The trial evidence demonstrated overwhelmingly that the candidates who got elected in those two seats were chosen by the white business community, not by the communities of color that they supposedly represented. Former City Council Members who were “beneficiaries” of the “gentlemen’s agreement” testified on behalf of the plaintiffs. Former City Councilman Jimmy Snell, the second African-American to serve on the Austin City Council and later - and at the time of the trial - the first African-American County Commissioner in Travis County history, now deceased, was particularly courageous on the witness stand. He described how the white business interests told him when he ran for the Council that they had made sure there would be no white candidates against him in Place 6, but that he had to tow the line. In a dramatic courtroom moment, Snell described Carole McClellan (she of later more names) as Mayor, warning him when on the Council that he had to vote the way she wanted him to vote on behalf of the interests of the white business community or they would make sure his political funding dried up.

Ed Wendler, now deceased, courageously stepped forward and volunteered to the NAACP to take the witness stand. He put his law practice in jeopardy by describing in detail conversations in which he participated in the 1970s about making sure there would be no credible white candidates for two places on the Council in order to defeat the expected voting rights lawsuits over at-large elections and assure that the “minorities” who got elected would be “safe”. Wendler named names and risked the loss of business clients and friendships in the cause of justice, equality, and truth. He was a real warrior for justice that day in the courtroom.

Meanwhile over the years a few of the “minority” candidates, like Gus Garcia, rejected the business paradigm for Hispanic and African-American candidates and stuck to their progressive political-economic-social roots when they won their elections. Sadly, most did not.

The racist roots of the present Austin system go back much further than the 1970s. Before the charter change of 1953, the City Council was elected on a single plurality ballot that provided a crude form of proportional representation. All candidates ran together on one ballot. The City Council had 5 seats at that time. The top 5 vote-getters were the winners of the election. People did not run in designated places, there was no requirement of a 50%+1 majority, and there were no runoffs. The top five vote-getters by pure plurality were the newly elected Council.
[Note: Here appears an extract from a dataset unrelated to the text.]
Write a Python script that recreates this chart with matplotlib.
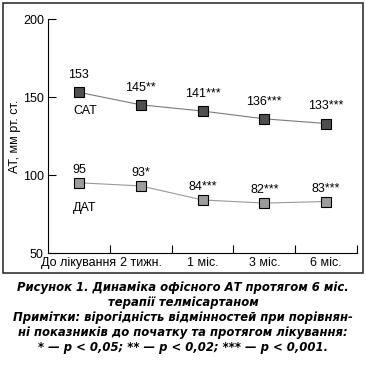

In the late 1940s and early 1950s, all across the South there were African-Americans returning to civilian life from service in World War 2. Having fought for their country they were not too excited about returning to Jim Crow segregation. They began to assert themselves. For example in Austin in about 1948, a young African-American veteran by the name of Volma Overton refused to move to the back of a city bus.

Most of the municipal election systems at that time were not majority-place elections. They were plurality election systems. Under the single-ballot plurality systems African-American communities in the South, newly empowered by so many among their communities returning from the war with a new sense of self-esteem, began to experience a political renaissance. African-American citizens were starting to step forward and enter into local elections and assert voting strength and Austin was part of it.
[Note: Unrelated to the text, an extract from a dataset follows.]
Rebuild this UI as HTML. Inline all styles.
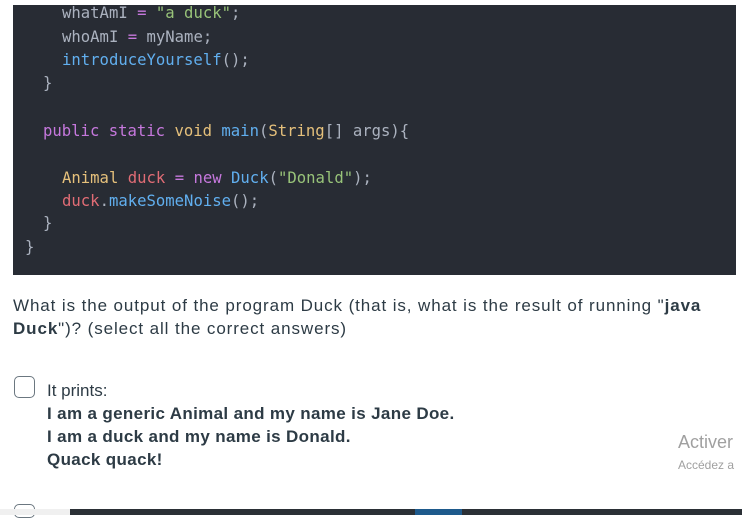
<!DOCTYPE html>
<html><head><meta charset="utf-8"><style>
body{margin:0;width:742px;height:515px;background:#fff;position:relative;overflow:hidden;font-family:"Liberation Sans",sans-serif;}
.code{position:absolute;left:13px;top:5px;width:723px;height:270px;background:#282c34;}
.l{position:absolute;font-family:"DejaVu Sans Mono","Liberation Mono",monospace;font-size:15.6px;color:#abb2bf;white-space:pre;line-height:18px;}
.k{color:#c678dd}.t{color:#e5c07b}.f{color:#61afef}.s{color:#98c379}.v{color:#e06c75}
.q{position:absolute;left:13px;top:294px;font-size:17px;color:#2d3b45;line-height:23px;width:725px;letter-spacing:0.9px;}
.box{position:absolute;left:14px;top:376px;width:19px;height:20px;border:1px solid #6b7780;border-radius:5px;}
.a{position:absolute;left:47px;top:379px;font-size:17px;color:#2d3b45;line-height:23px;}
.a b{letter-spacing:0.35px}
.wm{position:absolute;left:678px;color:#a0a0a0;}
</style></head><body>
<div class="code">
<div class="l" style="left:49px;top:-1px">whatAmI <span class="k">=</span> <span class="s">"a duck"</span>;</div>
<div class="l" style="left:49px;top:23px">whoAmI <span class="k">=</span> myName;</div>
<div class="l" style="left:49px;top:46px"><span class="f">introduceYourself</span>();</div>
<div class="l" style="left:30px;top:69px">}</div>
<div class="l" style="left:30px;top:117px"><span class="k">public static</span> <span class="t">void</span> <span class="f">main</span>(<span class="t">String</span>[] args){</div>
<div class="l" style="left:49px;top:164px"><span class="t">Animal</span> <span class="v">duck</span> <span class="k">=</span> <span class="k">new</span> <span class="f">Duck</span>(<span class="s">"Donald"</span>);</div>
<div class="l" style="left:49px;top:187px"><span class="v">duck</span>.<span class="f">makeSomeNoise</span>();</div>
<div class="l" style="left:30px;top:209px">}</div>
<div class="l" style="left:12px;top:233px">}</div>
</div>
<div class="q">What is the output of the program Duck (that is, what is the result of running "<b>java Duck</b>")? (select all the correct answers)</div>
<div class="box"></div>
<div class="a">It prints:<br><b>I am a generic Animal and my name is Jane Doe.<br>I am a duck and my name is Donald.<br>Quack quack!</b></div>
<div class="wm" style="top:432px;font-size:18px">Activer</div>
<div class="wm" style="top:458px;font-size:12px">Accédez a</div>
<div style="position:absolute;left:14px;top:504px;width:19px;height:12px;border:1px solid #6b7780;border-radius:5px"></div>
<div style="position:absolute;left:0;top:509px;width:70px;height:6px;background:#f0f0f0"></div>
<div style="position:absolute;left:70px;top:509px;width:672px;height:6px;background:#2b3036"></div>
<div style="position:absolute;left:415px;top:509px;width:47px;height:6px;background:#1e5a8c"></div>
</body></html>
In 1951 the Austin NAACP president, Arthur B. DeWitty, ran a vigorous race for the City Council. He finished sixth, just a few votes out of winning a seat on the Council. Most of the white community went into shock over a Black man coming so close to getting elected to the City Council. The Council proposed a charter revision - to discard the one-ballot plurality election system and institute designated places with a requirement that it took a 50%+1 majority to win, thus necessitating runoffs if no candidate won a majority the first time. This happened across the South for the purpose of thwarting the newly rising Black political consciousness. The point of a designated place-majority system is that Black candidates could never win because at best they would get isolated head-to-head against white candidates in runoffs. This is the origin of the designated-place majority election system in the South. Notice that in most of the North and the Midwest, municipal elections are won by plurality, no majority vote requirement, no runoffs. The charter election was held about a year after the 1951 elections. The day before the charter election day, the front page of the Austin Statesman ran a special editorial column urging citizens to pass the charter change because the proposed new system was needed to prevent minority groups from being able to win elections to the City Council. The charter change passed. Arthur DeWitty didn’t run for the City Council again. The nascent rising Black political consciousness came to a halt. No Black ran for the Austin City Council again until 1967 or 1969.
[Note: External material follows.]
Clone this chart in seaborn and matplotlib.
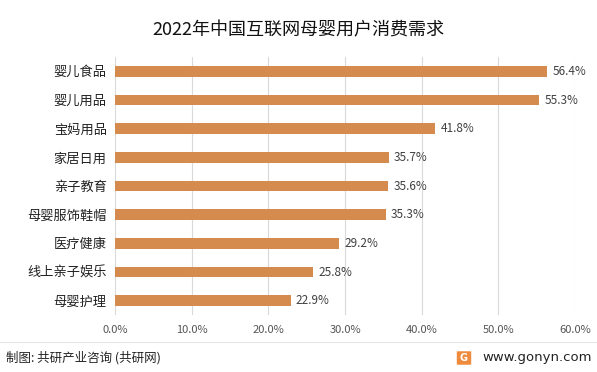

This history is documented in contemporary newspaper articles of the time and records of white civic leaders’ openly expressed intentions and motivations. It was partly on the basis of this historical evidence that the federal courts ordered Travis County to be divided into single-member state legislative districts beginning with the 1974 primary elections. Previously the 4 state representatives from Travis County represented the whole county in a multi-member district and were all elected county-wide. A young Gonzalo Barrientos got elected to the legislature in 1974 from a new single-member southeast Travis County district. Wilhelmina Delco got elected from a new northeast Travis County single-member district.

The Austin City Council at-large, majority-place system is thus historically rooted in overt, willful racism. It should be sent to the dustbin of history for that reason alone, and should have been sent there 20 years ago. But there are many other good, progressive reasons to go single-member. Having lived in San Antonio for 9 years in a pure single-member system, I can attest that it does indeed facilitate less expensive campaigning, fewer media driven campaigns, and more grassroots candidates and Council members. Certainly it does not bring Utopia. The business interests and lobbyists are still able to buy candidates and Council seats, but to a somewhat lesser extent. Today a majority of the San Antonio City Council are grassroots women. The city staff tries to bamboozle them just like in Austin, lobbyists try to stick to them like velcro just like in Austin, but the election campaigns are highly grassroots, except for the citywide election for Mayor; there are bona fide grassroots progressive social justice activists on the Council; and the Council members clearly endeavor to be responsive to the concerns of neighborhood and community groups in their districts. It is commonsense that such results would arise, and they do in a lot of the district elections, though clearly not all and not all the time.